- Title: Sterling consolidates after election surge - analyst view
- Date: 19th April 2017
- Summary: LONDON, ENGLAND, UK (APRIL 19, 2017) (REUTERS) (SOUNDBITE) (English) SENIOR ANALYST, HARGREAVES LANSDOWN, LAITH KHALAF, SAYING: "It looks like the markets are taking the story of a (UK Prime Minister, Theresa) May election victory at face value. They're expecting a strong majority for the Conservatives, based on the polls, of course. And that's led to that big rise we saw in sterling yesterday and that's had a negative knock-on effect on the stock market. But as we know, polling is not an exact science and there are probably many spills and thrills to come over the next six to seven weeks or so."
- Embargoed: 3rd May 2017 13:47
- Keywords: brexit may electon sterling markets economy uk
- Location: LONDON, ENGLAND, UK / TUNBRIDGE WELLS, ENGLAND, UK
- City: LONDON, ENGLAND, UK / TUNBRIDGE WELLS, ENGLAND, UK
- Country: United Kingdom
- Topics: Economic Events
- Reuters ID: LVA0026D2DCUF
- Aspect Ratio: 16:9
- Story Text:Sterling hovered a cent below Tuesday's six-and-a-half month highs against the dollar on Wednesday (April 19), the jury still out on whether it can make more progress on the back of optimism around the shock calling of a June 8 parliamentary election.
Dealers said the pound's almost 4-cent surge in the previous session, half of it in U.S. trading time after London dealers had gone home, had likely cleared out a large portion of the record bearish bets against the currency that have dominated trading since the Brexit referendum last June.

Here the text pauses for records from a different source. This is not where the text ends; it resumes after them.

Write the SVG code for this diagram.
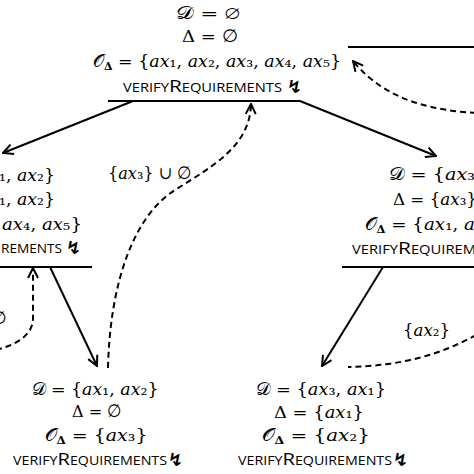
<svg xmlns="http://www.w3.org/2000/svg" width="474" height="474" viewBox="0 0 474 474">
<style>
.m{font-family:"DejaVu Serif","Liberation Serif",serif;font-size:17.5px;fill:#000}
.i{font-style:italic}
.sub{font-size:11px;font-weight:bold}
.v{font-family:"Open Sans","Liberation Sans",sans-serif;font-size:17px;font-variant:small-caps;fill:#000}
.z{font-family:"DejaVu Sans",sans-serif;font-size:18px;font-weight:bold;fill:#000}
.s{stroke:#000;stroke-width:2;fill:none}
.d{stroke:#000;stroke-width:2;fill:none;stroke-dasharray:6 4}
</style>
<defs>
<marker id="a" viewBox="0 0 12 12" refX="11" refY="6" markerWidth="12" markerHeight="12" markerUnits="userSpaceOnUse" orient="auto">
<path d="M1,1 L11,6 L1,11" fill="none" stroke="#000" stroke-width="2"/>
</marker>
</defs>
<rect width="474" height="474" fill="#fff"/>

<g id="connectors">
<line class="s" x1="133" y1="101" x2="3" y2="153" marker-end="url(#a)"/>
<line class="s" x1="300" y1="101" x2="436" y2="156" marker-end="url(#a)"/>
<line class="s" x1="50" y1="267" x2="97" y2="366" marker-end="url(#a)"/>
<line class="s" x1="383" y1="267" x2="322" y2="366" marker-end="url(#a)"/>
<path class="d" d="M108,368 C110,280 135,215 175,190 C215,165 250,145 251,104" marker-end="url(#a)"/>
<path class="d" d="M-4,350 C15,345 33,336 33,318 L33,268" marker-end="url(#a)"/>
<path class="d" d="M476,113 C430,110 385,100 353,61" marker-end="url(#a)"/>
<path class="d" d="M476,335 C440,355 400,366 348,367"/>
<text class="m" x="108" y="179" textLength="84" lengthAdjust="spacingAndGlyphs">{<tspan class="i">ax</tspan>₃} ∪ ∅</text>
<text class="m" x="403" y="336" textLength="47" lengthAdjust="spacingAndGlyphs">{<tspan class="i">ax</tspan>₂}</text>
<text class="m" x="7" y="324" text-anchor="end">∅</text>
</g>

<g id="top">
<text class="m" x="176" y="19" textLength="64" lengthAdjust="spacingAndGlyphs">𝒟 = ∅</text>
<text class="m" x="182" y="42" textLength="56" lengthAdjust="spacingAndGlyphs">Δ = ∅</text>
<text class="m" x="93" y="67" textLength="248" lengthAdjust="spacingAndGlyphs">𝒪<tspan class="sub" dy="3">Δ</tspan><tspan dy="-3"> = {</tspan><tspan class="i">ax</tspan>₁, <tspan class="i">ax</tspan>₂, <tspan class="i">ax</tspan>₃, <tspan class="i">ax</tspan>₄, <tspan class="i">ax</tspan>₅}</text>
<text class="v" x="123" y="92" textLength="159" lengthAdjust="spacingAndGlyphs">verifyRequirements</text>
<text class="z" x="287" y="93">↯</text>
<line class="s" x1="108" y1="101" x2="300" y2="101"/>
<line class="s" x1="348" y1="47" x2="476" y2="47"/>
</g>

<g id="left">
<text class="m" x="55" y="181" text-anchor="end" textLength="56" lengthAdjust="spacingAndGlyphs">₁, <tspan class="i">ax</tspan>₂}</text>
<text class="m" x="55" y="205" text-anchor="end" textLength="56" lengthAdjust="spacingAndGlyphs">₁, <tspan class="i">ax</tspan>₂}</text>
<text class="m" x="82" y="230" text-anchor="end" textLength="80" lengthAdjust="spacingAndGlyphs"> <tspan class="i">ax</tspan>₄, <tspan class="i">ax</tspan>₅}</text>
<text class="v" x="1" y="253" textLength="61" lengthAdjust="spacingAndGlyphs">rements</text>
<text class="z" x="66" y="254">↯</text>
<line class="s" x1="-2" y1="267" x2="92" y2="267"/>
</g>

<g id="right">
<text class="m" x="389" y="180" textLength="86" lengthAdjust="spacingAndGlyphs">𝒟 = {<tspan class="i">ax</tspan>₃</text>
<text class="m" x="393" y="205" textLength="84" lengthAdjust="spacingAndGlyphs">Δ = {<tspan class="i">ax</tspan>₃}</text>
<text class="m" x="365" y="230" textLength="110" lengthAdjust="spacingAndGlyphs">𝒪<tspan class="sub" dy="3">Δ</tspan><tspan dy="-3"> = {</tspan><tspan class="i">ax</tspan>₁, <tspan class="i">a</tspan></text>
<text class="v" x="352" y="254" textLength="124" lengthAdjust="spacingAndGlyphs">verifyRequirem</text>
<line class="s" x1="342" y1="267" x2="476" y2="267"/>
</g>

<g id="bottom-left">
<text class="m" x="95" y="395" text-anchor="middle" textLength="127" lengthAdjust="spacingAndGlyphs">𝒟 = {<tspan class="i">ax</tspan>₁, <tspan class="i">ax</tspan>₂}</text>
<text class="m" x="97" y="417" text-anchor="middle" textLength="50" lengthAdjust="spacingAndGlyphs">Δ = ∅</text>
<text class="m" x="96" y="441" text-anchor="middle" textLength="103" lengthAdjust="spacingAndGlyphs">𝒪<tspan class="sub" dy="3">Δ</tspan><tspan dy="-3"> = {</tspan><tspan class="i">ax</tspan>₃}</text>
<text class="v" x="13" y="465" textLength="154" lengthAdjust="spacingAndGlyphs">verifyRequirements</text>
<text class="z" x="168" y="466">↯</text>
</g>

<g id="bottom-right">
<text class="m" x="321" y="395" text-anchor="middle" textLength="130" lengthAdjust="spacingAndGlyphs">𝒟 = {<tspan class="i">ax</tspan>₃, <tspan class="i">ax</tspan>₁}</text>
<text class="m" x="319" y="418" text-anchor="middle" textLength="90" lengthAdjust="spacingAndGlyphs">Δ = {<tspan class="i">ax</tspan>₁}</text>
<text class="m" x="316" y="441" text-anchor="middle" textLength="108" lengthAdjust="spacingAndGlyphs">𝒪<tspan class="sub" dy="3">Δ</tspan><tspan dy="-3"> = {</tspan><tspan class="i">ax</tspan>₂}</text>
<text class="v" x="238" y="465" textLength="154" lengthAdjust="spacingAndGlyphs">verifyRequirements</text>
<text class="z" x="393" y="466">↯</text>
</g>
</svg>
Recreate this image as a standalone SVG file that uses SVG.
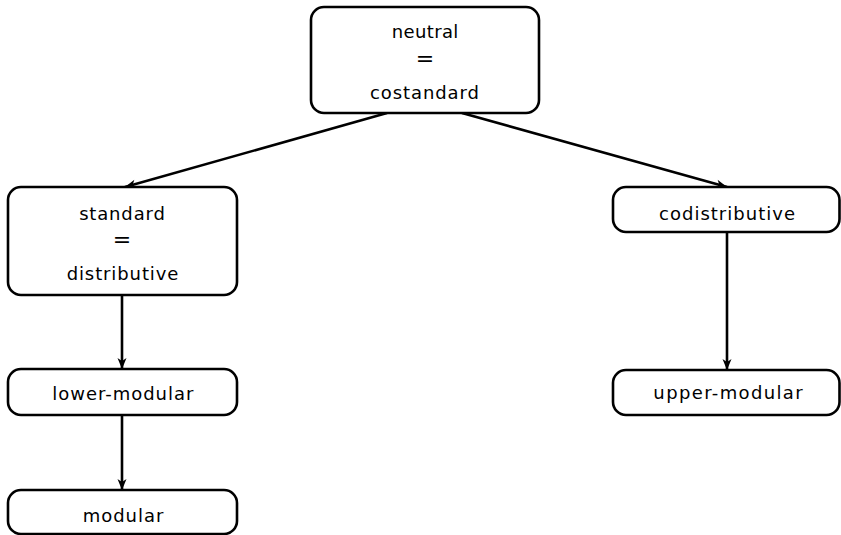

The prospect of a stronger majority and longer term for Prime Minister Theresa May, ahead of the opposition Labour Party by 20 clear points in opinion polls, has spurred hope of a slower, more orderly departure from the European Union after 2019.
Separately, a survey of consumers showed inflation ate further into the budgets of British households last month, adding to signs that households will be feeling under pressure in the run-up to the June snap election planned by Prime Minister Theresa May.
Financial data company IHS Markit said on Wednesday that its Household Finance Index fell to 42.5 in April from 43.1 in March, one of its lowest readings since mid-2014.